On a linux system (with a slightly better CPU and 1GB more RAM),
execution of runif() seems to consume about 80% more CPU time than on a
Windows XP system.
On a Xeon 2.7GHz (Debian) linux I have checked, that using the .deb -
i386 - Version of R instead of a self-build i686 - version has no
noticeable effect on speed.
Measuring CPU time with Rprof() instead of Sys.time()-differences yields
similar results.
Any hint is appreciated, please let me know, if the given information on
system/OS or the R output below is not sufficient.
Regards,
Martin Becker
------------------------ R - Output below ------------------------
Windows XP: (Pentium D, 3.0 GHz)
> version
_
platform i386-pc-mingw32
arch i386
os mingw32
system i386, mingw32
status
major 2
minor 3.1
year 2006
month 06
day 01
svn rev 38247
language R
version.string Version 2.3.1 (2006-06-01)
> RNGkind()
[1] "Mersenne-Twister" "Inversion"
> t1<-Sys.time();for (i in 1:500) ttt<-runif(1000000);print(Sys.time()-t1);
Time difference of 57.969 secs
>
Debian Linux: (Pentium D, 3.2GHz)
> version
_
platform i686-pc-linux-gnu
arch i686
os linux-gnu
system i686, linux-gnu
status
major 2
minor 3.1
year 2006
month 06
day 01
svn rev 38247
language R
version.string Version 2.3.1 (2006-06-01)
> RNGkind()
[1] "Mersenne-Twister" "Inversion"
> t1<-Sys.time();for (i in 1:500)
ttt<-runif(1000000);print(Sys.time()-t1);
Time difference of 1.752916 mins
>
Speed of runif() on different Operating Systems
8 messages · Brian Ripley, Martin Becker, Duncan Murdoch
1 day later
No one else seems to have responded to this. Please see `Writing R Extensions' for how to time things in R. For things like this, the fine details of how well the compiler keeps the pipelines and cache filled are important, as is the cache size and memory speed. Using system.time(for (i in 1:500) ttt <- runif(1000000)) your Linux time looks slow, indeed slower than the only 32-bit Linux box I have left (a 2GHz 512Kb cache Xeon) and 2.5x slower than a 64-bit R on an 2.2GHz Opteron (which is doing a lot of other work and so only giving about 30% of one of its processors to R: the elapsed time was much longer). The binary distribution of R for Windows is compiled with -O3: for some tasks it makes a lot of difference and this might just be one. However, what can you usefully do in R with 5e8 random uniforms in anything like a minute, let alone the aggregate time this list will spend reading your question? If it matters to you, investigate the code your compiler creates. (The ATLAS developers report very poor performance on certain Pentiums for certain versions of gcc4.)

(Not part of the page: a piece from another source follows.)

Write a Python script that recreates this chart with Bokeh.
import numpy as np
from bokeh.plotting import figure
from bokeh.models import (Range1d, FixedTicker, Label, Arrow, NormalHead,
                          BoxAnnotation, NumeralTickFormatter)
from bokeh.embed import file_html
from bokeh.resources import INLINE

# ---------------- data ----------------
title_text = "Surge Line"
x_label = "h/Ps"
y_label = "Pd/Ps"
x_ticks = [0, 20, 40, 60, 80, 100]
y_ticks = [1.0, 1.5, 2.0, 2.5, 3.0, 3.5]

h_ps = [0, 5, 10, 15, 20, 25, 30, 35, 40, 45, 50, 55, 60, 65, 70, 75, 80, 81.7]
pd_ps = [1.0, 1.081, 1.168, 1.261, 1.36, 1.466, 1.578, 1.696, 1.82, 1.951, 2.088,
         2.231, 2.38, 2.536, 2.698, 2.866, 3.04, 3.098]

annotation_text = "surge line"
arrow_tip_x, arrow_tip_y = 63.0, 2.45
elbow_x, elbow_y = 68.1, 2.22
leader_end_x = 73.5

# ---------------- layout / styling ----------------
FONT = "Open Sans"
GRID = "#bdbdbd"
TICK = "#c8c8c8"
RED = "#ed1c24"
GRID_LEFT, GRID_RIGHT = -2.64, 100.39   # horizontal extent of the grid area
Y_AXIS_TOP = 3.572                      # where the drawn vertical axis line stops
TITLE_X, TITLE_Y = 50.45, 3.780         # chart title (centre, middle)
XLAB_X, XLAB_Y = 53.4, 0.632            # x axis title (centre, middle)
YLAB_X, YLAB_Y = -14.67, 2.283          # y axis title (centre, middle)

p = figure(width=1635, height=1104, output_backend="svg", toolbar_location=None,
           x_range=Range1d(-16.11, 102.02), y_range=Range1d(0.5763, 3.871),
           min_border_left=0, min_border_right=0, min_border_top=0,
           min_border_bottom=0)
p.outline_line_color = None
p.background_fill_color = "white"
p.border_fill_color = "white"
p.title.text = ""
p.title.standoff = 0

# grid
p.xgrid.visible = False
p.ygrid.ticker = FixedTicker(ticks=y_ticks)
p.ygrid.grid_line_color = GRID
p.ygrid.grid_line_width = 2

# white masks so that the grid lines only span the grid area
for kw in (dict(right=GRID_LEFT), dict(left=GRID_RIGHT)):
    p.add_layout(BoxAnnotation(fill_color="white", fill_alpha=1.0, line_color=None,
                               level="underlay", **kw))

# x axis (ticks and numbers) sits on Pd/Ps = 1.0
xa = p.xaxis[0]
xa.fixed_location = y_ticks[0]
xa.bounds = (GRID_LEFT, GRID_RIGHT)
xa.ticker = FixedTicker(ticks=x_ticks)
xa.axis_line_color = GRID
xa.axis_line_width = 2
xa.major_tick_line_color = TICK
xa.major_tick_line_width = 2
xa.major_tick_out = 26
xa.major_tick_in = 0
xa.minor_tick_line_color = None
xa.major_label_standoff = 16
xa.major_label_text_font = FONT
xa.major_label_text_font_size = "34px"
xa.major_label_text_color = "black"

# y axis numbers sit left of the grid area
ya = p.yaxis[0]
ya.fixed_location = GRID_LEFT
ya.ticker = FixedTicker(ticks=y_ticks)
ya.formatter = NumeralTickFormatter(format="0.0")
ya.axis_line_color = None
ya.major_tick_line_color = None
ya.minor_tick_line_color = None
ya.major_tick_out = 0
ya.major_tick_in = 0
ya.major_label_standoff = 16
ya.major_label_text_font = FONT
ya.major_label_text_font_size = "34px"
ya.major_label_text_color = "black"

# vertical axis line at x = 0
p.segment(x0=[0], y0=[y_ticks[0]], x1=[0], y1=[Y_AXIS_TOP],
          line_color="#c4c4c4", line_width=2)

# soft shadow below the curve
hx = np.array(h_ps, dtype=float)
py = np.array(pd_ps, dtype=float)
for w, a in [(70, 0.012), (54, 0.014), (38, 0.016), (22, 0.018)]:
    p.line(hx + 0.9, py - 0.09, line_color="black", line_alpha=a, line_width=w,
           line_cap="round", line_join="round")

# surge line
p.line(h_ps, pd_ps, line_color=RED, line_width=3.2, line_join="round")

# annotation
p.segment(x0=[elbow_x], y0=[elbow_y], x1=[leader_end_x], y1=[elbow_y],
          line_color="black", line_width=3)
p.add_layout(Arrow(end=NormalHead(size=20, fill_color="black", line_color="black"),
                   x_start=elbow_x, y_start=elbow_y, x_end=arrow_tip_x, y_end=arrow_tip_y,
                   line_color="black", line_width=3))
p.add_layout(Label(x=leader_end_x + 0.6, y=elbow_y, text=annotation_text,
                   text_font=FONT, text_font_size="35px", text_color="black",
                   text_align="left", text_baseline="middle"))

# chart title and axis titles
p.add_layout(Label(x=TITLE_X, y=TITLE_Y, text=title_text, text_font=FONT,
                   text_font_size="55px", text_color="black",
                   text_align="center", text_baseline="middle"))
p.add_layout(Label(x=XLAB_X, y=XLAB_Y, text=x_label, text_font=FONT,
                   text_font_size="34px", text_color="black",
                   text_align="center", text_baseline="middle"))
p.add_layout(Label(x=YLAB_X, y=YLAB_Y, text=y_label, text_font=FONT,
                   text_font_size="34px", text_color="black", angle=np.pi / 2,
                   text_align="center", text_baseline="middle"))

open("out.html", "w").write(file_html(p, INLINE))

On Mon, 28 Aug 2006, Martin Becker wrote:
Dear list, I have noticed surprisingly big performance differences of runif() between Windows XP and (Debian) linux on similar CPUs (Pentium D 3.0GHz (WinXP)/3.2GHz (Linux)) and I wonder if there is a simple explanation for the difference. On a linux system (with a slightly better CPU and 1GB more RAM), execution of runif() seems to consume about 80% more CPU time than on a Windows XP system. On a Xeon 2.7GHz (Debian) linux I have checked, that using the .deb - i386 - Version of R instead of a self-build i686 - version has no noticeable effect on speed. Measuring CPU time with Rprof() instead of Sys.time()-differences yields similar results.
You are not measuring CPU time at all with Sys.time.

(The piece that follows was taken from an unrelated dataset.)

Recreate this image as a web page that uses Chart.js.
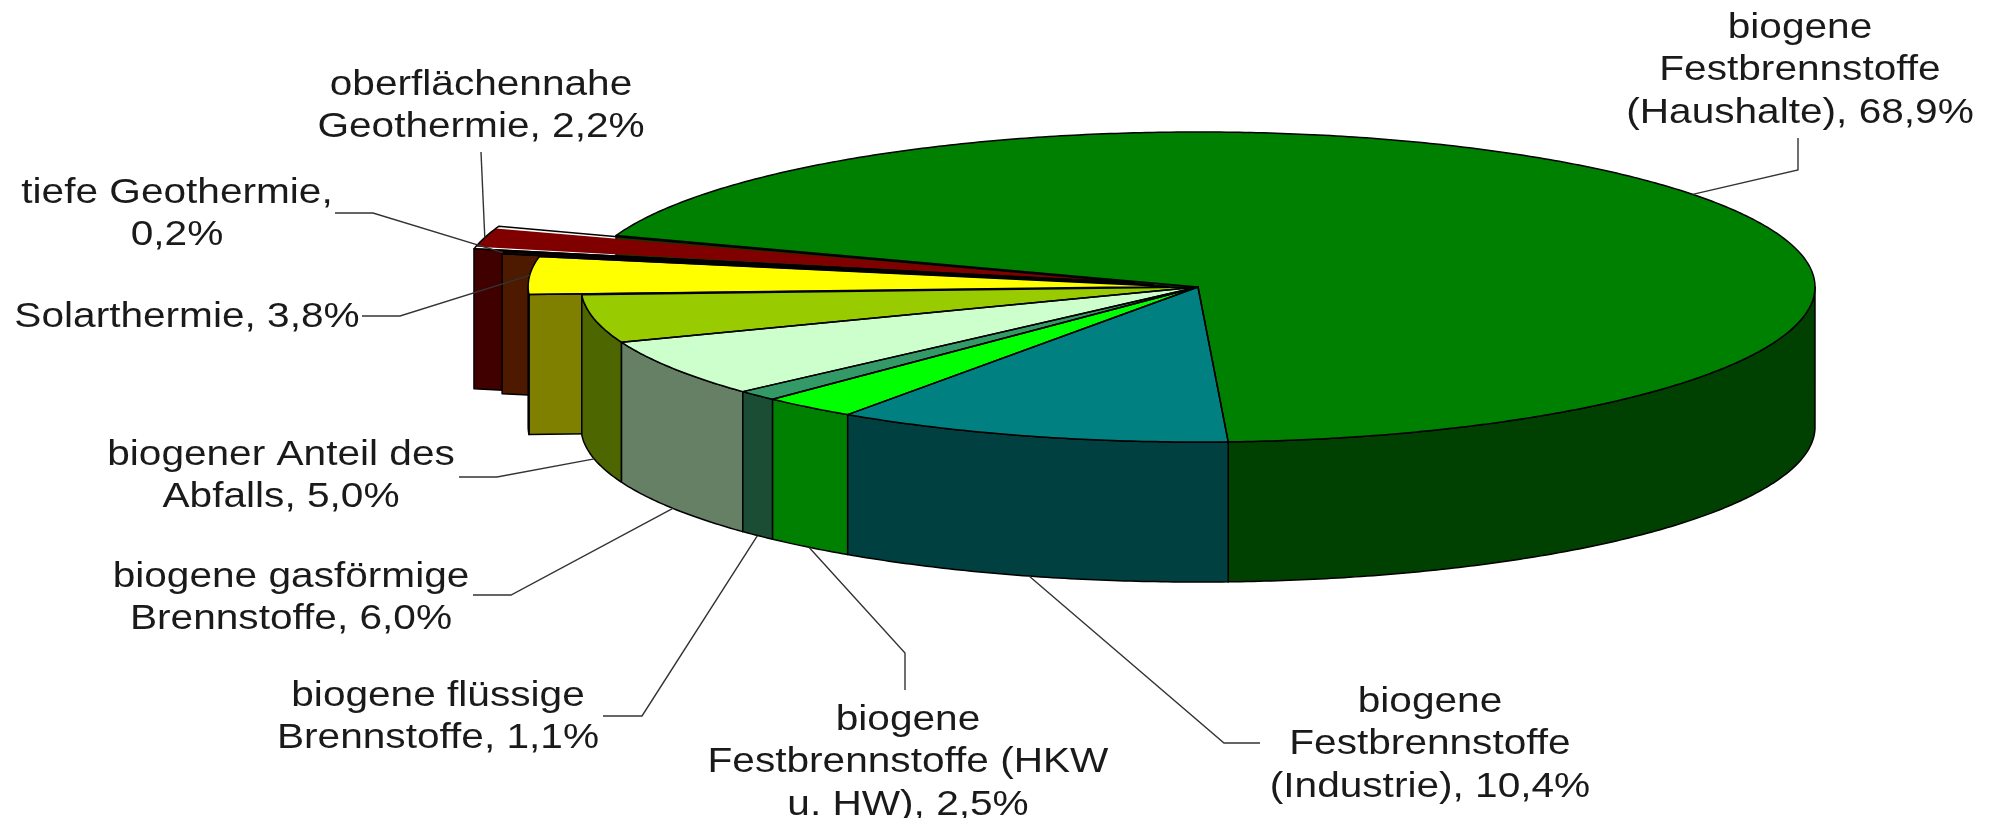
<!DOCTYPE html>
<html lang="de">
<head>
<meta charset="utf-8">
<title>Wärme aus erneuerbaren Energien</title>
<script src="https://cdn.jsdelivr.net/npm/chart.js@4.4.0/dist/chart.umd.min.js"></script>
<style>
  html, body { margin: 0; padding: 0; background: #fff; }
  #wrap { width: 1998px; height: 818px; position: relative; }
</style>
</head>
<body>
<div id="wrap"><canvas id="pie"></canvas></div>
<script>
// Anteile der erneuerbaren Energien an der Wärmebereitstellung
const categories = [
  'biogene Festbrennstoffe (Haushalte)',
  'biogene Festbrennstoffe (Industrie)',
  'biogene Festbrennstoffe (HKW u. HW)',
  'biogene flüssige Brennstoffe',
  'biogene gasförmige Brennstoffe',
  'biogener Anteil des Abfalls',
  'Solarthermie',
  'tiefe Geothermie',
  'oberflächennahe Geothermie'
];
const shares = [68.9, 10.4, 2.5, 1.1, 6.0, 5.0, 3.8, 0.2, 2.2];

// styling
const topColors  = ['#008000', '#008080', '#00FF00', '#339966', '#CCFFCC', '#99CC00', '#FFFF00', '#993300', '#800000'];
const sideColors = ['#004000', '#004040', '#008000', '#1A4D33', '#668066', '#4D6600', '#808000', '#4D1A00', '#400000'];
const explode = [0, 0, 0, 0, 0, 0, 30, 46, 66];   // pixels the slice is pulled out

const RADIUS = 617;
const K = 155 / 617;      // vertical squash of the pie top
const DEPTH = 140;        // height of the pie walls
const OFFSET_DIV = parseInt(Chart.version, 10) >= 4 ? 4 : 2;

// where the data labels sit, and how each label is broken into lines (words per line)
const labelLayout = [
  { x: 1800, y: 28,  words: [1, 1, 2], leader: [[1798, 138], [1798, 170]] },
  { x: 1430, y: 702, words: [1, 1, 2], leader: [[1260, 743], [1224, 743]] },
  { x: 908,  y: 720, words: [1, 2, 3], leader: [[905, 690], [905, 653]] },
  { x: 438,  y: 696, words: [2, 2],    leader: [[603, 716], [642, 716]] },
  { x: 291,  y: 577, words: [2, 2],    leader: [[473, 595], [511, 595]] },
  { x: 281,  y: 455, words: [3, 2],    leader: [[459, 477], [497, 477]] },
  { x: 187,  y: 317, words: [2],       leader: [[362, 316], [400, 316]] },
  { x: 177,  y: 193, words: [2, 1],    leader: [[335, 213], [373, 213]] },
  { x: 481,  y: 85,  words: [1, 2],    leader: [[481, 152]] }
];
const LINE_H = 42.5;

function arcGeom(arc) {
  const p = arc.getProps(['x', 'y', 'startAngle', 'endAngle', 'outerRadius', 'circumference']);
  const o = (arc.options.offset || 0) / OFFSET_DIV;
  const mid = (p.startAngle + p.endAngle) / 2;
  const fix = 1 - Math.sin(Math.min(Math.PI, p.circumference || 0));
  return {
    cx: p.x + Math.cos(mid) * o,
    cy: p.y + Math.sin(mid) * o,
    r: p.outerRadius + o * fix,
    s: p.startAngle,
    e: p.endAngle,
    mid: mid,
    y0: p.y
  };
}

// flat pie coordinates -> screen (squashed around the pie centre)
function project(g, a, r) {
  const ux = g.cx + Math.cos(a) * r;
  const uy = g.cy + Math.sin(a) * r;
  return [ux, g.y0 + (uy - g.y0) * K];
}

const pie3d = {
  id: 'pie3d',
  beforeDatasetsDraw(chart) {
    const ctx = chart.ctx;
    const geoms = chart.getDatasetMeta(0).data.map(arcGeom);
    ctx.save();
    ctx.lineWidth = 1.5;
    ctx.strokeStyle = '#000';
    ctx.lineJoin = 'round';

    // radial cut faces that turn toward the viewer
    const cuts = [];
    geoms.forEach((g, i) => {
      if (Math.cos(g.s) < 0) cuts.push({ g, i, a: g.s });
      if (Math.cos(g.e) > 0) cuts.push({ g, i, a: g.e });
    });
    cuts.forEach(c => { c.key = project(c.g, c.a, c.g.r / 2)[1]; });
    cuts.sort((p, q) => p.key - q.key);
    cuts.forEach(c => {
      const p0 = project(c.g, c.a, 0);
      const p1 = project(c.g, c.a, c.g.r);
      ctx.beginPath();
      ctx.moveTo(p0[0], p0[1]);
      ctx.lineTo(p1[0], p1[1]);
      ctx.lineTo(p1[0], p1[1] + DEPTH);
      ctx.lineTo(p0[0], p0[1] + DEPTH);
      ctx.closePath();
      ctx.fillStyle = sideColors[c.i];
      ctx.fill();
      ctx.stroke();
    });

    // outer walls, front half only
    const walls = [];
    geoms.forEach((g, i) => {
      for (let k = -2; k <= 2; k++) {
        const lo = Math.max(g.s, 2 * Math.PI * k);
        const hi = Math.min(g.e, 2 * Math.PI * k + Math.PI);
        if (hi > lo) walls.push({ g, i, lo, hi, key: project(g, (lo + hi) / 2, g.r)[1] });
      }
    });
    walls.sort((p, q) => p.key - q.key);
    walls.forEach(w => {
      const n = Math.max(2, Math.ceil((w.hi - w.lo) / 0.01));
      ctx.beginPath();
      for (let j = 0; j <= n; j++) {
        const p = project(w.g, w.lo + (w.hi - w.lo) * j / n, w.g.r);
        if (j) ctx.lineTo(p[0], p[1]); else ctx.moveTo(p[0], p[1]);
      }
      for (let j = n; j >= 0; j--) {
        const p = project(w.g, w.lo + (w.hi - w.lo) * j / n, w.g.r);
        ctx.lineTo(p[0], p[1] + DEPTH);
      }
      ctx.closePath();
      ctx.fillStyle = sideColors[w.i];
      ctx.fill();
      ctx.stroke();
    });
    ctx.restore();

    // squash the tops that Chart.js is about to draw
    const cy = geoms[0].y0;
    ctx.save();
    ctx.translate(0, cy);
    ctx.scale(1, K);
    ctx.translate(0, -cy);
  },
  afterDatasetsDraw(chart) {
    const ctx = chart.ctx;
    ctx.restore();
    const geoms = chart.getDatasetMeta(0).data.map(arcGeom);

    // outlines of the tops
    ctx.save();
    ctx.lineWidth = 1.5;
    ctx.strokeStyle = '#000';
    ctx.lineJoin = 'round';
    geoms.forEach(g => {
      const n = Math.max(2, Math.ceil((g.e - g.s) / 0.01));
      const c = project(g, 0, 0);
      ctx.beginPath();
      ctx.moveTo(c[0], c[1]);
      for (let j = 0; j <= n; j++) {
        const p = project(g, g.s + (g.e - g.s) * j / n, g.r);
        ctx.lineTo(p[0], p[1]);
      }
      ctx.closePath();
      ctx.stroke();
    });
    ctx.restore();

    // data labels with leader lines
    ctx.save();
    ctx.strokeStyle = '#333';
    ctx.lineWidth = 1.4;
    ctx.fillStyle = '#1a1a1a';
    ctx.font = '35px "Liberation Sans", Arial, sans-serif';
    ctx.textAlign = 'center';
    ctx.textBaseline = 'middle';
    geoms.forEach((g, i) => {
      const lay = labelLayout[i];
      const front = Math.sin(g.mid) > 0;
      const a = project(g, g.mid, g.r);
      const anchor = front ? [a[0], a[1] + DEPTH] : a;
      ctx.beginPath();
      ctx.moveTo(lay.leader[0][0], lay.leader[0][1]);
      lay.leader.slice(1).forEach(p => ctx.lineTo(p[0], p[1]));
      ctx.lineTo(anchor[0], anchor[1]);
      ctx.stroke();

      const text = categories[i] + ', ' + shares[i].toFixed(1).replace('.', ',') + '%';
      const words = text.split(' ');
      let w = 0;
      lay.words.forEach((cnt, li) => {
        const line = words.slice(w, w + cnt).join(' ');
        w += cnt;
        ctx.save();
        ctx.translate(lay.x, lay.y + li * LINE_H);
        ctx.scale(1.16, 1);
        ctx.fillText(line, 0, 0);
        ctx.restore();
      });
    });
    ctx.restore();
  }
};

new Chart(document.getElementById('pie'), {
  type: 'pie',
  data: {
    labels: categories,
    datasets: [{
      data: shares,
      backgroundColor: topColors,
      borderWidth: 0,
      offset: explode.map(v => v * OFFSET_DIV),
      hoverOffset: 0,
      radius: RADIUS
    }]
  },
  options: {
    responsive: true,
    maintainAspectRatio: false,
    animation: false,
    events: [],
    rotation: -70.6,
    radius: RADIUS,
    layout: { padding: { left: 398, right: 0, top: 0, bottom: 244 } },
    plugins: {
      legend: { display: false },
      tooltip: { enabled: false }
    }
  },
  plugins: [pie3d]
});
</script>
</body>
</html>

Any hint is appreciated, please let me know, if the given information on system/OS or the R output below is not sufficient. Regards, Martin Becker ------------------------ R - Output below ------------------------ Windows XP: (Pentium D, 3.0 GHz)
> version
_ platform i386-pc-mingw32 arch i386 os mingw32 system i386, mingw32 status major 2 minor 3.1 year 2006 month 06 day 01 svn rev 38247 language R version.string Version 2.3.1 (2006-06-01)
> RNGkind()
[1] "Mersenne-Twister" "Inversion"
> t1<-Sys.time();for (i in 1:500) ttt<-runif(1000000);print(Sys.time()-t1);
Time difference of 57.969 secs
>
Debian Linux: (Pentium D, 3.2GHz)
> version
_ platform i686-pc-linux-gnu arch i686 os linux-gnu system i686, linux-gnu status major 2 minor 3.1 year 2006 month 06 day 01 svn rev 38247 language R version.string Version 2.3.1 (2006-06-01)
> RNGkind()
[1] "Mersenne-Twister" "Inversion"
> t1<-Sys.time();for (i in 1:500)
ttt<-runif(1000000);print(Sys.time()-t1); Time difference of 1.752916 mins
>
______________________________________________ R-devel at r-project.org mailing list https://stat.ethz.ch/mailman/listinfo/r-devel
Brian D. Ripley, ripley at stats.ox.ac.uk Professor of Applied Statistics, http://www.stats.ox.ac.uk/~ripley/ University of Oxford, Tel: +44 1865 272861 (self) 1 South Parks Road, +44 1865 272866 (PA) Oxford OX1 3TG, UK Fax: +44 1865 272595
Prof Brian Ripley wrote:
No one else seems to have responded to this. Please see `Writing R Extensions' for how to time things in R.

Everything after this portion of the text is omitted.